Advent 2, Year B
December 4, 2005
Christ Church, Covington
“Prepare the way of the Lord, make his paths straight” (Is. 40:3 & Mk
1:3).
In the Summer of 1907, the Italian adventurer Prince Borghese and his chauffer
Ettore, along with journalist Luigi Barzini, traveled from Peking to Paris in an
Itala motorcar, in a race sponsored by the French paper Le Matin. No one had
ever made this journey before by automobile (Gobi Desert, Ural Mountains, Volga
River). Far off 1907 seems fairly remote today: the Imperial family still lived
in the Forbidden City, and the great twentieth century wars and revolutions were
just a dream (or more properly, a nightmare).
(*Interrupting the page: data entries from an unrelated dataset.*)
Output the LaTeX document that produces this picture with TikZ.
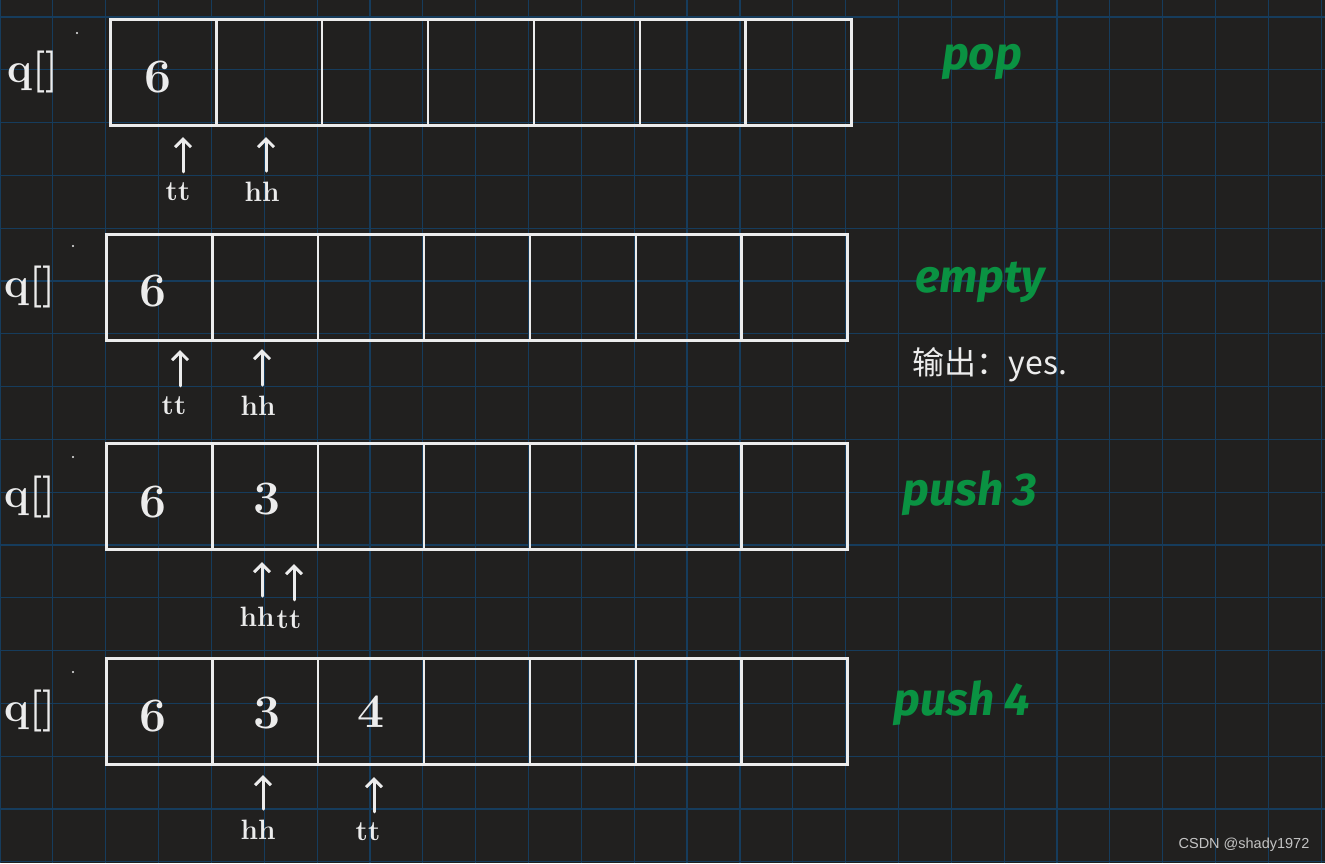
\documentclass[tikz,border=0pt]{standalone}
\usepackage{fontspec}
\newfontfamily\cjk{Noto Sans CJK SC}
\newfontfamily\wmfont{Liberation Sans}
\newfontfamily\brush{Fira Sans}
\usetikzlibrary{positioning,arrows.meta}
\definecolor{board}{RGB}{33,32,31}
\definecolor{gridblue}{RGB}{22,60,92}
\definecolor{chalk}{RGB}{236,236,236}
\definecolor{ink}{RGB}{10,146,66}

\begin{document}
\begin{tikzpicture}[x=1pt,y=-1pt,
    gridline/.style={gridblue,line width=1.2pt},
    cell/.style={draw=chalk,line width=2.6pt,minimum width=105.9pt,minimum height=106pt,inner sep=0pt,anchor=north west},
    digit/.style={text=chalk,font=\fontsize{48}{48}\selectfont\bfseries},
    arr/.style={text=chalk,font=\fontsize{42}{42}\selectfont\bfseries},
    ptr/.style={text=chalk,inner sep=1pt,font=\fontsize{28}{28}\selectfont\bfseries},
    ptrarrow/.style={draw=chalk,line width=3pt,line cap=round,shorten <=10pt,-{Straight Barb[length=8pt,width=16pt]}},
    op/.style={text=ink,font=\brush\fontsize{46}{46}\selectfont\bfseries\itshape}]
    \useasboundingbox (0,0) rectangle (1325,863);
    \fill[board] (0,0) rectangle (1325,863);
    \foreach \k in {0,...,25} \draw[gridline] ({52.85*\k},0) -- ({52.85*\k},863);
    \foreach \k in {0,...,16} \draw[gridline] (0,{17+52.8*\k}) -- (1325,{17+52.8*\k});

    % the four arrays
    \foreach \r/\x/\y in {1/109/18, 2/105/233, 3/105/442, 4/105/657}
        \foreach \c in {1,...,7}
            \node[cell] (c_\r_\c) at ({\x+(\c-1)*105.9},\y) {};

    \node[arr] (q_1) at (33,72) {q[]};
    \node[arr] (q_2) at (30,287) {q[]};
    \node[arr] (q_3) at (30,497) {q[]};
    \node[arr] (q_4) at (30,711) {q[]};
    \foreach \p in {(77,33),(73,246),(73,457),(73,672)} \fill[chalk] \p circle (1.2);

    \node[digit] (v_1_1) at (158,77) {6};
    \node[digit] (v_2_1) at (153,291) {6};
    \node[digit] (v_3_1) at (153,502) {6};
    \node[digit] (v_3_2) at (267,499) {3};
    \node[digit] (v_4_1) at (153,716) {6};
    \node[digit] (v_4_2) at (267,713) {3};
    \node[digit] (v_4_3) at (371,712) {4};

    % pointers
    \node[ptr] (tt_1) at (178,192) {tt};
    \node[ptr] (hh_1) at (262,192) {hh};
    \node[ptr] (tt_2) at (174,406) {tt};
    \node[ptr] (hh_2) at (258,406) {hh};
    \node[ptr] (hh_3) at (257,617) {hh};
    \node[ptr] (tt_3) at (289,620) {tt};
    \node[ptr] (hh_4) at (258,830) {hh};
    \node[ptr] (tt_4) at (368,832) {tt};
    \coordinate (at_tt_1) at (183,137);
    \coordinate (at_hh_1) at (266,137);
    \coordinate (at_tt_2) at (180,350);
    \coordinate (at_hh_2) at (262,349);
    \coordinate (at_hh_3) at (262,562);
    \coordinate (at_tt_3) at (294,564);
    \coordinate (at_hh_4) at (263,775);
    \coordinate (at_tt_4) at (374,777);
    \foreach \n in {tt_1,hh_1,tt_2,hh_2,hh_3,tt_3,hh_4,tt_4}
        \draw[ptrarrow] (\n.north -| at_\n) -- (at_\n);

    \node[op] (op_1) at (982,62) {pop};
    \node[op] (op_2) at (980,282) {empty};
    \node[op] (op_3) at (970,493) {push 3};
    \node[op] (op_4) at (962,703) {push 4};
    \node[text=chalk,font=\cjk\fontsize{32}{32}\selectfont] (out_2) at (990,365) {输出：yes.};

    \node[text={rgb,255:red,196;green,196;blue,196},font=\wmfont\fontsize{14.5}{14.5}\selectfont] (mark) at (1244,845) {CSDN @shady1972};
\end{tikzpicture}
\end{document}
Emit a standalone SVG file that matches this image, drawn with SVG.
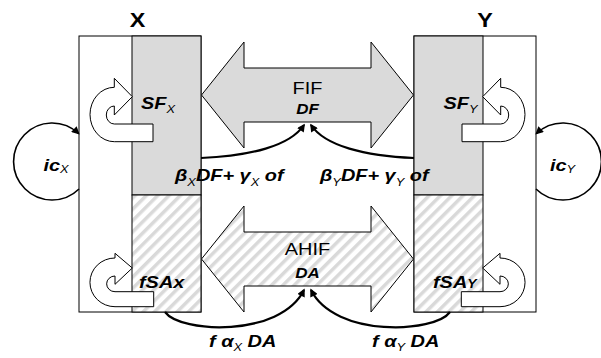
<svg xmlns="http://www.w3.org/2000/svg" width="601" height="358" viewBox="0 0 601 358">
  <defs>
    <pattern id="hatch" patternUnits="userSpaceOnUse" width="8" height="8" patternTransform="rotate(45)">
      <rect width="8" height="8" fill="#ffffff"/>
      <rect width="3.5" height="8" fill="#d9d9d9"/>
    </pattern>
    <marker id="ah" viewBox="0 0 10 10" refX="8" refY="5" markerWidth="9" markerHeight="8" markerUnits="userSpaceOnUse" orient="auto">
      <path d="M0,0 L10,5 L0,10 Z" fill="#000"/>
    </marker>
    <path id="uturnTop" d="M153,124 L114.3,124 A8,9 0 0 1 114.3,106 L114.3,115 L132.3,96.7 L114.3,78.3 L114.3,87.3 A24.3,27.2 0 0 0 114.3,141.7 L153,141.7 Z"/>
    <path id="uturnBot" d="M153.7,291.7 L115,291.7 A8.3,7.8 0 0 1 115,276 L115,284.3 L132.3,268 L115,253.3 L115,258 A25,24.3 0 0 0 115,306.7 L153.7,306.7 Z"/>
  </defs>
  <style>
    .white { fill: #ffffff; stroke: #000; stroke-width: 1; }
    .gray { fill: #dadada; stroke: #000; stroke-width: 1; }
    .hatch { fill: url(#hatch); stroke: #000; stroke-width: 1; }
    .uturn { fill: #ffffff; stroke: #000; stroke-width: 1; }
    .conn { fill: none; stroke: #000; stroke-width: 2.2; marker-end: url(#ah); }
    .loop { fill: none; stroke: #000; stroke-width: 1.6; marker-end: url(#ah); }
    text { font-family: "Liberation Sans", Arial, sans-serif; fill: #000; }
    .title { font-size: 20px; font-weight: bold; text-anchor: middle; }
    .name { font-size: 17px; text-anchor: middle; }
    .var { font-size: 14.5px; font-weight: bold; font-style: italic; text-anchor: middle; }
    .lbl { font-size: 17px; font-weight: bold; font-style: italic; }
    .sub { font-size: 11px; font-weight: normal; }
  </style>

  <!-- Country X -->
  <g id="nodeX">
    <rect class="white" x="79" y="36" width="122" height="276"/>
    <rect class="gray" x="132" y="36" width="69" height="159"/>
    <rect class="hatch" x="132" y="195" width="69" height="117"/>
    <use href="#uturnTop" class="uturn"/>
    <use href="#uturnBot" class="uturn"/>
    <text class="title" transform="translate(137.5,26.5) scale(1.17,1)">X</text>
    <text class="lbl" transform="translate(141,109) scale(1.17,1)">SF<tspan class="sub" dy="4">X</tspan></text>
    <text class="lbl" transform="translate(139,288) scale(1.17,1)">fSAx</text>
    <text class="lbl" transform="translate(43.5,171) scale(1.17,1)">ic<tspan class="sub" dy="2">X</tspan></text>
  </g>

  <!-- Country Y -->
  <g id="nodeY">
    <rect class="white" x="414" y="36" width="122" height="276"/>
    <rect class="gray" x="414" y="36" width="69" height="159"/>
    <rect class="hatch" x="414" y="195" width="69" height="117"/>
    <use href="#uturnTop" class="uturn" transform="translate(615,0) scale(-1,1)"/>
    <use href="#uturnBot" class="uturn" transform="translate(615,0) scale(-1,1)"/>
    <text class="title" transform="translate(485,26.5) scale(1.17,1)">Y</text>
    <text class="lbl" transform="translate(443.5,109) scale(1.17,1)">SF<tspan class="sub" dy="4">Y</tspan></text>
    <text class="lbl" transform="translate(433,288) scale(1.17,1)">fSA<tspan font-size="12">Y</tspan></text>
    <text class="lbl" transform="translate(550,171) scale(1.17,1)">ic<tspan class="sub" dy="2">Y</tspan></text>
  </g>

  <!-- FIF channel -->
  <g id="nodeFIF">
    <polygon class="gray" points="201.5,95 244,42 244,68 371,68 371,42 413.5,95 371,148 371,122 244,122 244,148"/>
    <text class="name" transform="translate(307.5,93.5) scale(1.17,1)">FIF</text>
    <text class="var" transform="translate(307.5,113.5) scale(1.17,1)">DF</text>
  </g>

  <!-- AHIF channel -->
  <g id="nodeAHIF">
    <polygon class="hatch" points="201.5,259 244,206 244,232 371,232 371,206 413.5,259 371,312 371,286 244,286 244,312"/>
    <text class="name" transform="translate(307.5,255) scale(1.17,1)">AHIF</text>
    <text class="var" transform="translate(307.5,278) scale(1.17,1)">DA</text>
  </g>

  <!-- Flows -->
  <g id="connectors">
    <path class="conn" d="M201,158 C250,156 290,146 304,125"/>
    <path class="conn" d="M414,158 C365,156 325,146 311,125"/>
    <path class="conn" d="M165,312 C180,333 280,338 304,290"/>
    <path class="conn" d="M450,312 C435,333 335,338 311,290"/>
    <path class="loop" d="M79,189 A38.5,38.5 0 1 1 78.5,133.5"/>
    <path class="loop" d="M536,189 A38.5,38.5 0 1 0 536.5,133.5"/>
    <text class="lbl" transform="translate(175,181) scale(1.17,1)">β<tspan class="sub" dy="5">X</tspan><tspan dy="-5">DF+ γ</tspan><tspan class="sub" dy="5">X</tspan><tspan dy="-5"> of</tspan></text>
    <text class="lbl" transform="translate(320,181) scale(1.17,1)">β<tspan class="sub" dy="5">Y</tspan><tspan dy="-5">DF+ γ</tspan><tspan class="sub" dy="5">Y</tspan><tspan dy="-5"> of</tspan></text>
    <text class="lbl" transform="translate(209,347) scale(1.17,1)">f α<tspan class="sub" dy="4">X</tspan><tspan dy="-4"> DA</tspan></text>
    <text class="lbl" transform="translate(372,347) scale(1.17,1)">f α<tspan class="sub" dy="4">Y</tspan><tspan dy="-4"> DA</tspan></text>
  </g>
</svg>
And of course China itself was
alien to Europeans; it seemed immutable and fixed to Barzini, immoveable in
fact, while the 40 hp Itala seemed the very symbol of speed and progress. It
seemed likely to Barzini that the race would never begin, that the Itala would
be overcome by Chinese inertia, transformed into a monument of stone. But of
course, the race did begin, won handily by Borghese and Barzini in about three
months, well ahead of the pack.
Keep this image in mind, and place it beside our Gospel today. John the Baptist
borrows the words of the Old Testament prophets by announcing that God is to do
a new thing in the world, by bringing restoration, renewal, and reform. The
broken, ravaged world is no longer going to be frozen, stock still in its
decline; instead, God is going to bring it along to where it needs to be. God
himself is going to lead the way by traveling at the head of his People,
journeying with them through the desert to the Promised Land. He’s going to show
them the way.
By contrast, the pagan world in which God’s People lived centuries ago had a
hard time believing that anything really new could ever happen. To them, the
world seemed cyclical, with progression balanced by regression. No matter how
far you moved, you always ended up in the same place. Salvation was purely
theoretical, by escape from the world. Like Barzini’s China (itself a great and
intact pagan civilization), the world seemed immutable, unchanging, stuck hard
fast in stone. So the message of the prophets, and John the Baptist, was
revolutionary when it hit the pagan world. A Messiah is coming to shake things
up. Freedom’s on its way. Salvation is coming near, coming into the world.
Nothing will ever be the same again.
Now, of course, we are much more likely to believe in progress. The influence of
the Christian Gospel is such that today’s pagans (and even some church folk)
make an idol of progress! If we’re moving, we think, it must be in the right
direction. But I suppose in “Hurricane Land” we face the opposite temptation,
which is to see the real obstacles to positive change in our society and our own
situation and to think that we’re stuck. That’s just not true. We might think
that sin has turned us to stone, left us paralyzed in the face of the things
that beset us, but this is not the case. There is a distance ahead, surely,
(remember Borghese and Barzini) from where we are to where we need to be, but
the journey has to start at the beginning.
Meanwhile, there are a couple of journeys to recognize today, ones that relate
to the journey I’m talking about. First is the “Journey in Christ” ceremony that
we’ll celebrate in a few minutes. These folks are embarked on a journey of
faith, reminding themselves and us that God has entered the world and renewed,
reformed, and restored it by the death and resurrection of Jesus Christ. Second
is the journey some other folks have made from Christ Church, Woodbury, NJ, to
Covington, LA, to help to do the work of renewal, reformation, and restoration
at the Caritas community in Abita Springs. They’re helping to remind us that the
work that God does in the world, effecting real change, calls for human
cooperation and faithfulness.
The message is that there is a journey ahead, for all of us. It will mean that
we have a distance to cover, a race to run, but God will be with us along the
way. Through desert or mountain, Jesus himself will be at the head of our
company. Salvation is drawing near, and it falls to us to prepare the way.
John Bauerschmidt is Rector of Christ Church, Covington.